Material supplied
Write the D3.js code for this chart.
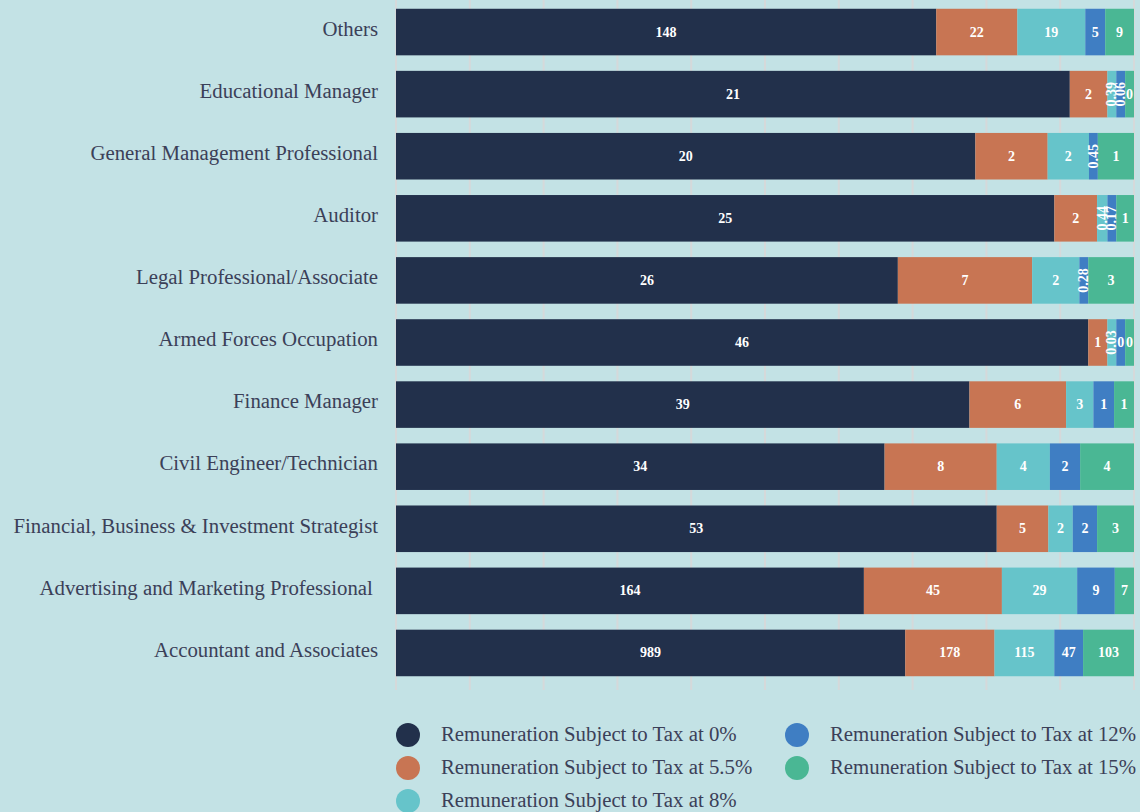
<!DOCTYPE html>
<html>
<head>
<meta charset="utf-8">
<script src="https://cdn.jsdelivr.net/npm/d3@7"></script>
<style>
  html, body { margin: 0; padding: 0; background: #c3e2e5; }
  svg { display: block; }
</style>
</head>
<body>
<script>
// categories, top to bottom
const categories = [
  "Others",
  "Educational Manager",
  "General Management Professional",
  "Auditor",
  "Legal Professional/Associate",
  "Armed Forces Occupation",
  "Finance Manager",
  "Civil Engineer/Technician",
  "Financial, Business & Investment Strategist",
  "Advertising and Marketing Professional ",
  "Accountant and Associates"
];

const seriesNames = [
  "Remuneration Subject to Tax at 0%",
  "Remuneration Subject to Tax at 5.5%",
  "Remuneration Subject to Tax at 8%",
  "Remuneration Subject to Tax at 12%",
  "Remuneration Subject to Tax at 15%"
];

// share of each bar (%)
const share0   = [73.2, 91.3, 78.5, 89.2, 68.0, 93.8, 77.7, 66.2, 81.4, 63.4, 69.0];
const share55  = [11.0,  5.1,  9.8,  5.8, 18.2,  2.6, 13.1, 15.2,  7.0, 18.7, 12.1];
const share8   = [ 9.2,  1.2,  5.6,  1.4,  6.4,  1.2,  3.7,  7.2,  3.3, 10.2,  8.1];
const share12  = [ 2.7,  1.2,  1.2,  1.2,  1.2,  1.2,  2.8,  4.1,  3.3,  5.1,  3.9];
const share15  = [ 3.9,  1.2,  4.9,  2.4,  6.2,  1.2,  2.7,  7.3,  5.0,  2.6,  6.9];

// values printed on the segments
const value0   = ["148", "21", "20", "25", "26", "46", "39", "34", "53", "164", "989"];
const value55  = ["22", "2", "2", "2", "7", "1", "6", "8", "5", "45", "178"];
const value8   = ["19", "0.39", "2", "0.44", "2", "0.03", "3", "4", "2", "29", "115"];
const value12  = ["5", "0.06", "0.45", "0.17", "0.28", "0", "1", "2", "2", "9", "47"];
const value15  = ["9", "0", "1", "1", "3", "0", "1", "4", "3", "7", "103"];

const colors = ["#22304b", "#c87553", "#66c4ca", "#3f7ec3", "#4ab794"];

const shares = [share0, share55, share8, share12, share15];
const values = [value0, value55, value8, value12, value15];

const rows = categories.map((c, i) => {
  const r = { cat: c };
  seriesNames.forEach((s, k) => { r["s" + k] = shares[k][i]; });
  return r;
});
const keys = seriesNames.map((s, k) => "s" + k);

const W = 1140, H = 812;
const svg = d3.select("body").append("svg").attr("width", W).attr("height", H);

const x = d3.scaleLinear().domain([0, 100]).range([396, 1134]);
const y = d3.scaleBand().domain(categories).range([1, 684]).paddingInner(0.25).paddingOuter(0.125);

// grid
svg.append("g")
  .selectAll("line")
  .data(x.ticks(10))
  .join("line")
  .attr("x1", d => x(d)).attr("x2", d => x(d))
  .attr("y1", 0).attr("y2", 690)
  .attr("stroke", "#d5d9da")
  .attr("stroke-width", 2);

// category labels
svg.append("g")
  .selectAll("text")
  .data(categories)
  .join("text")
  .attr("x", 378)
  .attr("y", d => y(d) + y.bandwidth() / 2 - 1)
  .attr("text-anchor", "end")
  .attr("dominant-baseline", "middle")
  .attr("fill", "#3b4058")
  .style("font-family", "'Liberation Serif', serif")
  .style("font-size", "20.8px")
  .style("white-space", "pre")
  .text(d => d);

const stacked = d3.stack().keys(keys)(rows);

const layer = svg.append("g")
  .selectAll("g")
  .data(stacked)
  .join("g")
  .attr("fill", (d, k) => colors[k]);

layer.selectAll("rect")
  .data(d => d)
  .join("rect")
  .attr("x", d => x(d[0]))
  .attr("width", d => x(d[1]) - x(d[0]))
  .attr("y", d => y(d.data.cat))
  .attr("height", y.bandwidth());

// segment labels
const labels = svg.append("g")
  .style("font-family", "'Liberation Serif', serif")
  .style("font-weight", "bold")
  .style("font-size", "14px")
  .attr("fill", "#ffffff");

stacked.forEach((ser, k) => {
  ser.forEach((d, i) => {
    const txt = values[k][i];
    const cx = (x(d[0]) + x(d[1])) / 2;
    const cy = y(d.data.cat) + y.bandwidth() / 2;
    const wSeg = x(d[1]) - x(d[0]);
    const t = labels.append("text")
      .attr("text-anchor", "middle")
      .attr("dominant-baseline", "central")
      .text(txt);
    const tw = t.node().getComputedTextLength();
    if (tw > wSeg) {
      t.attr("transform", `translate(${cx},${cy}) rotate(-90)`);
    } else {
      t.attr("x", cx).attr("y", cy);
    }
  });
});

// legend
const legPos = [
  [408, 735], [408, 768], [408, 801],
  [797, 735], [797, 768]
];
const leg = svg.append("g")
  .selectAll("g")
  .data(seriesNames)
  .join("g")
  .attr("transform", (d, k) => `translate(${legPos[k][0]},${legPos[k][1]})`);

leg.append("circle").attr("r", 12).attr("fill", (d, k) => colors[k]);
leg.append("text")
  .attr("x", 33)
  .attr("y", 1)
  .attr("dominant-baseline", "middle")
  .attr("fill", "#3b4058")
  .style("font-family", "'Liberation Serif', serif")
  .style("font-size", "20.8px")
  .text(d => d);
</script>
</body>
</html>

...

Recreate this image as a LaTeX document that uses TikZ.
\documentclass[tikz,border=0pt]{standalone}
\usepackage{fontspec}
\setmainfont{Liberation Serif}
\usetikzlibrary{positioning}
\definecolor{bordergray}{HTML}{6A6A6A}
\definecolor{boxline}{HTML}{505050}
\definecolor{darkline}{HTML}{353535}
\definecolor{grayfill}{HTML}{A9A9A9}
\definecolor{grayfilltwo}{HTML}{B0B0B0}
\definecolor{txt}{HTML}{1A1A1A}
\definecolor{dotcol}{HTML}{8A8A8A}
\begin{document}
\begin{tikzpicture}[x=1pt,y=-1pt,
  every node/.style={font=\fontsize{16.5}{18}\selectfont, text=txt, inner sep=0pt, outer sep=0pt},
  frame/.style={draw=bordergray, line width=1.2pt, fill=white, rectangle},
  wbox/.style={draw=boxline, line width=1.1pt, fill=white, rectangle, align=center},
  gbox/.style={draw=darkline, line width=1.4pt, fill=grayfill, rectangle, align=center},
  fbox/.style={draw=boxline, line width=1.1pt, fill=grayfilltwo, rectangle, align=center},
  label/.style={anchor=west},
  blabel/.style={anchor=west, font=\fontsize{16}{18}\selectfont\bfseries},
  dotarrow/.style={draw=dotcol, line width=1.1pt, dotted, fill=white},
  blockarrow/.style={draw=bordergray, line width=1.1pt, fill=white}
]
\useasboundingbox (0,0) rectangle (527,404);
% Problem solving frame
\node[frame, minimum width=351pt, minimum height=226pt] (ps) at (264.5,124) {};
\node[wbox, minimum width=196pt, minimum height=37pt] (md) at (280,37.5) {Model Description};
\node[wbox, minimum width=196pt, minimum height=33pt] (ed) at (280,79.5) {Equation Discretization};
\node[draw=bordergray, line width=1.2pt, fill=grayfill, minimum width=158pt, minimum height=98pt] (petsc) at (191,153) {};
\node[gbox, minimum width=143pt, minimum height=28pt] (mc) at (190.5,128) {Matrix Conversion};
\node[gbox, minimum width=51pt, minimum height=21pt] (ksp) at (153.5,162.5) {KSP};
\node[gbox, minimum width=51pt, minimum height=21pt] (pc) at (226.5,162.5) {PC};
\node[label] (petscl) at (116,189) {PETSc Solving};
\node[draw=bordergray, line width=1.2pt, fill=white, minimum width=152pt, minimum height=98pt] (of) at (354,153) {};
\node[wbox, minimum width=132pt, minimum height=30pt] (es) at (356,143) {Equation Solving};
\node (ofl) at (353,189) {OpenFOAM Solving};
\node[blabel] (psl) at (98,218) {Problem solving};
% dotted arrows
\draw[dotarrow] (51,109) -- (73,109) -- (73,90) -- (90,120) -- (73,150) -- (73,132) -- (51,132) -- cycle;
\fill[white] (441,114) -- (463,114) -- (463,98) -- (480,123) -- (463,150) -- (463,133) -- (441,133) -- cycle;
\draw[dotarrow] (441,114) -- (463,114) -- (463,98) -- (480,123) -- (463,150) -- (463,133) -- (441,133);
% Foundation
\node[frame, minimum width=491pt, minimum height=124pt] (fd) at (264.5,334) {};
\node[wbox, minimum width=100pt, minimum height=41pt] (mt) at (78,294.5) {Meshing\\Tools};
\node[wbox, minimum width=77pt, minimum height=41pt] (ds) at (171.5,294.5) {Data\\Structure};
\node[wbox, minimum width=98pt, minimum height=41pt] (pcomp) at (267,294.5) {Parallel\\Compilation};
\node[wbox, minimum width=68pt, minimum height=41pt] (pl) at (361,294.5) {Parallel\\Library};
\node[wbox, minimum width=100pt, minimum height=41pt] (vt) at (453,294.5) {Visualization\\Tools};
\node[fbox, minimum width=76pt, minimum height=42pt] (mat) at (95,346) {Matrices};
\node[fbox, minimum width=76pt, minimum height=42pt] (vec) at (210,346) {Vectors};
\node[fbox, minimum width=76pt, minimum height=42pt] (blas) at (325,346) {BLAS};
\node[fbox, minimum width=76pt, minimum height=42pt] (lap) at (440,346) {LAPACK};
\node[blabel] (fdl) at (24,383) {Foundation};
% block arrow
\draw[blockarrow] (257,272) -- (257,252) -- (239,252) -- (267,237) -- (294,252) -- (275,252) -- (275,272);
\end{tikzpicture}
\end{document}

What is asked
Out of the records above, set down only the lines from the one that contains "Write the D3.js code for this chart." through the one that contains "const keys = seriesNames.map((s, k)", unchanged and without the pictures.

Task answer
Write the D3.js code for this chart.
<!DOCTYPE html>
<html>
<head>
<meta charset="utf-8">
<script src="https://cdn.jsdelivr.net/npm/d3@7"></script>
<style>
  html, body { margin: 0; padding: 0; background: #c3e2e5; }
  svg { display: block; }
</style>
</head>
<body>
<script>
// categories, top to bottom
const categories = [
  "Others",
  "Educational Manager",
  "General Management Professional",
  "Auditor",
  "Legal Professional/Associate",
  "Armed Forces Occupation",
  "Finance Manager",
  "Civil Engineer/Technician",
  "Financial, Business & Investment Strategist",
  "Advertising and Marketing Professional ",
  "Accountant and Associates"
];

const seriesNames = [
  "Remuneration Subject to Tax at 0%",
  "Remuneration Subject to Tax at 5.5%",
  "Remuneration Subject to Tax at 8%",
  "Remuneration Subject to Tax at 12%",
  "Remuneration Subject to Tax at 15%"
];

// share of each bar (%)
const share0   = [73.2, 91.3, 78.5, 89.2, 68.0, 93.8, 77.7, 66.2, 81.4, 63.4, 69.0];
const share55  = [11.0,  5.1,  9.8,  5.8, 18.2,  2.6, 13.1, 15.2,  7.0, 18.7, 12.1];
const share8   = [ 9.2,  1.2,  5.6,  1.4,  6.4,  1.2,  3.7,  7.2,  3.3, 10.2,  8.1];
const share12  = [ 2.7,  1.2,  1.2,  1.2,  1.2,  1.2,  2.8,  4.1,  3.3,  5.1,  3.9];
const share15  = [ 3.9,  1.2,  4.9,  2.4,  6.2,  1.2,  2.7,  7.3,  5.0,  2.6,  6.9];

// values printed on the segments
const value0   = ["148", "21", "20", "25", "26", "46", "39", "34", "53", "164", "989"];
const value55  = ["22", "2", "2", "2", "7", "1", "6", "8", "5", "45", "178"];
const value8   = ["19", "0.39", "2", "0.44", "2", "0.03", "3", "4", "2", "29", "115"];
const value12  = ["5", "0.06", "0.45", "0.17", "0.28", "0", "1", "2", "2", "9", "47"];
const value15  = ["9", "0", "1", "1", "3", "0", "1", "4", "3", "7", "103"];

const colors = ["#22304b", "#c87553", "#66c4ca", "#3f7ec3", "#4ab794"];

const shares = [share0, share55, share8, share12, share15];
const values = [value0, value55, value8, value12, value15];

const rows = categories.map((c, i) => {
  const r = { cat: c };
  seriesNames.forEach((s, k) => { r["s" + k] = shares[k][i]; });
  return r;
});
const keys = seriesNames.map((s, k) => "s" + k);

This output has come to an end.